**MATERIAL**
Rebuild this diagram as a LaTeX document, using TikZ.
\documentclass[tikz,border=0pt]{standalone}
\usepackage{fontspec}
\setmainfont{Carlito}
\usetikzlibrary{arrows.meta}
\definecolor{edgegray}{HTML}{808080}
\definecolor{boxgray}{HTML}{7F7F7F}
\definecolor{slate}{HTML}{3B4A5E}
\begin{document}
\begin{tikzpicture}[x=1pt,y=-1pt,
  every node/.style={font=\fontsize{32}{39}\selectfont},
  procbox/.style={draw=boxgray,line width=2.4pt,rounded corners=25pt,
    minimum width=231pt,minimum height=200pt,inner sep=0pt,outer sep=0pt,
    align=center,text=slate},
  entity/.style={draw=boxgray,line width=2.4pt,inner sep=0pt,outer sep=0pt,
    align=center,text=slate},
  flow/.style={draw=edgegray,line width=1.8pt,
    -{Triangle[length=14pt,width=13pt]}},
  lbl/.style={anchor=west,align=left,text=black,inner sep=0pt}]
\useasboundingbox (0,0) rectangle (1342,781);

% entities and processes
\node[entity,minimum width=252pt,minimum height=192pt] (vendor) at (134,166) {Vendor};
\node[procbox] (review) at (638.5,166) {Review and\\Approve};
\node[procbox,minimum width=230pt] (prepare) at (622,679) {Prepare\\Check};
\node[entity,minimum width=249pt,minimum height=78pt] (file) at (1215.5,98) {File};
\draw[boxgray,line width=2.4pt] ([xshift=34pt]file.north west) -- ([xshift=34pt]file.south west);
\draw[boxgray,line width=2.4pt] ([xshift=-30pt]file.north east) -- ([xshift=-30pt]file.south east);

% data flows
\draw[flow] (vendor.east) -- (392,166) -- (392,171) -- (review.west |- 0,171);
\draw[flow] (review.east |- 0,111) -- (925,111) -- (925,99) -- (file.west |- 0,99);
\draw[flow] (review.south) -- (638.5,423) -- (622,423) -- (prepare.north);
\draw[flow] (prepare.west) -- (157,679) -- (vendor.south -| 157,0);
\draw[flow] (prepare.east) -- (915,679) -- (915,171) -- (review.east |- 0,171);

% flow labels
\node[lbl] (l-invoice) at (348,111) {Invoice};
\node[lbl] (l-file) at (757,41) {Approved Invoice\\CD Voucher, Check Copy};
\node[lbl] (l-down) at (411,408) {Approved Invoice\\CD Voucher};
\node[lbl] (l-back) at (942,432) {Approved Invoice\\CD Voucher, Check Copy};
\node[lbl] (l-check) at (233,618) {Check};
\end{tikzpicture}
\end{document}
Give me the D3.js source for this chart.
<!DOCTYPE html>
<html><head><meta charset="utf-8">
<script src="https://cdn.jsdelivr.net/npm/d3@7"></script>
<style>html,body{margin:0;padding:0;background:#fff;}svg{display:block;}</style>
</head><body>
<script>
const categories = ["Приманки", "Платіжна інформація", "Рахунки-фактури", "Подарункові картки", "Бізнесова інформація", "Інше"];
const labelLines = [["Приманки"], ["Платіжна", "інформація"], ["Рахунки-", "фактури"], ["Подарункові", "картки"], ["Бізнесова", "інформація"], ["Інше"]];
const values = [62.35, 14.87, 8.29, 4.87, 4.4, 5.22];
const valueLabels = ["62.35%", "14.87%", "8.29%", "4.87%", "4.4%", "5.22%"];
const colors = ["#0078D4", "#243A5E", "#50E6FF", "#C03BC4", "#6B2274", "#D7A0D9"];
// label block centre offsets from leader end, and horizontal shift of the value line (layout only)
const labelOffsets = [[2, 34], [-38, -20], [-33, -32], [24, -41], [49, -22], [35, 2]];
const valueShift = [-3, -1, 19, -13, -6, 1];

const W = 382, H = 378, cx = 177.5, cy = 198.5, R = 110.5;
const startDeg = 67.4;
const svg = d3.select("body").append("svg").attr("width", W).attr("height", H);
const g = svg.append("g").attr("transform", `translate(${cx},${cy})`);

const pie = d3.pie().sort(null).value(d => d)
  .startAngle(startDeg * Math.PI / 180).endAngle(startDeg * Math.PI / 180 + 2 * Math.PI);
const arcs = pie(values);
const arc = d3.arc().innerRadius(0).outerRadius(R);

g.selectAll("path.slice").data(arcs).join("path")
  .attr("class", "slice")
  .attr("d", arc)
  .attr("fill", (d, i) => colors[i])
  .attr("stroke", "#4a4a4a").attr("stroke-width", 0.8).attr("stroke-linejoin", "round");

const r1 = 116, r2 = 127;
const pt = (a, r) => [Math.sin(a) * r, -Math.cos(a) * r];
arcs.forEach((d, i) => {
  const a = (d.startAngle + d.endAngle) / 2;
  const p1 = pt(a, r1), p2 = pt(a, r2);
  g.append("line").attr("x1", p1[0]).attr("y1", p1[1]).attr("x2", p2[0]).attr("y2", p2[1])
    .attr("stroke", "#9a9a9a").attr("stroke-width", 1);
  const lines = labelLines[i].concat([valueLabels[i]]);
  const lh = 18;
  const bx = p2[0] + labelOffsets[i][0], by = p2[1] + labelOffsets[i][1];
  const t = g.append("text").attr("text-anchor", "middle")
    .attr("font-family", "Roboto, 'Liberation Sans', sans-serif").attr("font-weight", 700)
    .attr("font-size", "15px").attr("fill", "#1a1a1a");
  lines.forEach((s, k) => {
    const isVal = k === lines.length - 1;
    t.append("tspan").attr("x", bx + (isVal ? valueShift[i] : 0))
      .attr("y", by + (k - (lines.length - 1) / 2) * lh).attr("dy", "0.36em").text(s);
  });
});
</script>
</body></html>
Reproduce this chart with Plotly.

**PROBLEM STATEMENT**
Reproduce the full listing above, character for character.

**RESULT OF THIS EXERCISE**
Rebuild this diagram as a LaTeX document, using TikZ.
\documentclass[tikz,border=0pt]{standalone}
\usepackage{fontspec}
\setmainfont{Carlito}
\usetikzlibrary{arrows.meta}
\definecolor{edgegray}{HTML}{808080}
\definecolor{boxgray}{HTML}{7F7F7F}
\definecolor{slate}{HTML}{3B4A5E}
\begin{document}
\begin{tikzpicture}[x=1pt,y=-1pt,
  every node/.style={font=\fontsize{32}{39}\selectfont},
  procbox/.style={draw=boxgray,line width=2.4pt,rounded corners=25pt,
    minimum width=231pt,minimum height=200pt,inner sep=0pt,outer sep=0pt,
    align=center,text=slate},
  entity/.style={draw=boxgray,line width=2.4pt,inner sep=0pt,outer sep=0pt,
    align=center,text=slate},
  flow/.style={draw=edgegray,line width=1.8pt,
    -{Triangle[length=14pt,width=13pt]}},
  lbl/.style={anchor=west,align=left,text=black,inner sep=0pt}]
\useasboundingbox (0,0) rectangle (1342,781);

% entities and processes
\node[entity,minimum width=252pt,minimum height=192pt] (vendor) at (134,166) {Vendor};
\node[procbox] (review) at (638.5,166) {Review and\\Approve};
\node[procbox,minimum width=230pt] (prepare) at (622,679) {Prepare\\Check};
\node[entity,minimum width=249pt,minimum height=78pt] (file) at (1215.5,98) {File};
\draw[boxgray,line width=2.4pt] ([xshift=34pt]file.north west) -- ([xshift=34pt]file.south west);
\draw[boxgray,line width=2.4pt] ([xshift=-30pt]file.north east) -- ([xshift=-30pt]file.south east);

% data flows
\draw[flow] (vendor.east) -- (392,166) -- (392,171) -- (review.west |- 0,171);
\draw[flow] (review.east |- 0,111) -- (925,111) -- (925,99) -- (file.west |- 0,99);
\draw[flow] (review.south) -- (638.5,423) -- (622,423) -- (prepare.north);
\draw[flow] (prepare.west) -- (157,679) -- (vendor.south -| 157,0);
\draw[flow] (prepare.east) -- (915,679) -- (915,171) -- (review.east |- 0,171);

% flow labels
\node[lbl] (l-invoice) at (348,111) {Invoice};
\node[lbl] (l-file) at (757,41) {Approved Invoice\\CD Voucher, Check Copy};
\node[lbl] (l-down) at (411,408) {Approved Invoice\\CD Voucher};
\node[lbl] (l-back) at (942,432) {Approved Invoice\\CD Voucher, Check Copy};
\node[lbl] (l-check) at (233,618) {Check};
\end{tikzpicture}
\end{document}
Give me the D3.js source for this chart.
<!DOCTYPE html>
<html><head><meta charset="utf-8">
<script src="https://cdn.jsdelivr.net/npm/d3@7"></script>
<style>html,body{margin:0;padding:0;background:#fff;}svg{display:block;}</style>
</head><body>
<script>
const categories = ["Приманки", "Платіжна інформація", "Рахунки-фактури", "Подарункові картки", "Бізнесова інформація", "Інше"];
const labelLines = [["Приманки"], ["Платіжна", "інформація"], ["Рахунки-", "фактури"], ["Подарункові", "картки"], ["Бізнесова", "інформація"], ["Інше"]];
const values = [62.35, 14.87, 8.29, 4.87, 4.4, 5.22];
const valueLabels = ["62.35%", "14.87%", "8.29%", "4.87%", "4.4%", "5.22%"];
const colors = ["#0078D4", "#243A5E", "#50E6FF", "#C03BC4", "#6B2274", "#D7A0D9"];
// label block centre offsets from leader end, and horizontal shift of the value line (layout only)
const labelOffsets = [[2, 34], [-38, -20], [-33, -32], [24, -41], [49, -22], [35, 2]];
const valueShift = [-3, -1, 19, -13, -6, 1];

const W = 382, H = 378, cx = 177.5, cy = 198.5, R = 110.5;
const startDeg = 67.4;
const svg = d3.select("body").append("svg").attr("width", W).attr("height", H);
const g = svg.append("g").attr("transform", `translate(${cx},${cy})`);

const pie = d3.pie().sort(null).value(d => d)
  .startAngle(startDeg * Math.PI / 180).endAngle(startDeg * Math.PI / 180 + 2 * Math.PI);
const arcs = pie(values);
const arc = d3.arc().innerRadius(0).outerRadius(R);

g.selectAll("path.slice").data(arcs).join("path")
  .attr("class", "slice")
  .attr("d", arc)
  .attr("fill", (d, i) => colors[i])
  .attr("stroke", "#4a4a4a").attr("stroke-width", 0.8).attr("stroke-linejoin", "round");

const r1 = 116, r2 = 127;
const pt = (a, r) => [Math.sin(a) * r, -Math.cos(a) * r];
arcs.forEach((d, i) => {
  const a = (d.startAngle + d.endAngle) / 2;
  const p1 = pt(a, r1), p2 = pt(a, r2);
  g.append("line").attr("x1", p1[0]).attr("y1", p1[1]).attr("x2", p2[0]).attr("y2", p2[1])
    .attr("stroke", "#9a9a9a").attr("stroke-width", 1);
  const lines = labelLines[i].concat([valueLabels[i]]);
  const lh = 18;
  const bx = p2[0] + labelOffsets[i][0], by = p2[1] + labelOffsets[i][1];
  const t = g.append("text").attr("text-anchor", "middle")
    .attr("font-family", "Roboto, 'Liberation Sans', sans-serif").attr("font-weight", 700)
    .attr("font-size", "15px").attr("fill", "#1a1a1a");
  lines.forEach((s, k) => {
    const isVal = k === lines.length - 1;
    t.append("tspan").attr("x", bx + (isVal ? valueShift[i] : 0))
      .attr("y", by + (k - (lines.length - 1) / 2) * lh).attr("dy", "0.36em").text(s);
  });
});
</script>
</body></html>
Reproduce this chart with Plotly.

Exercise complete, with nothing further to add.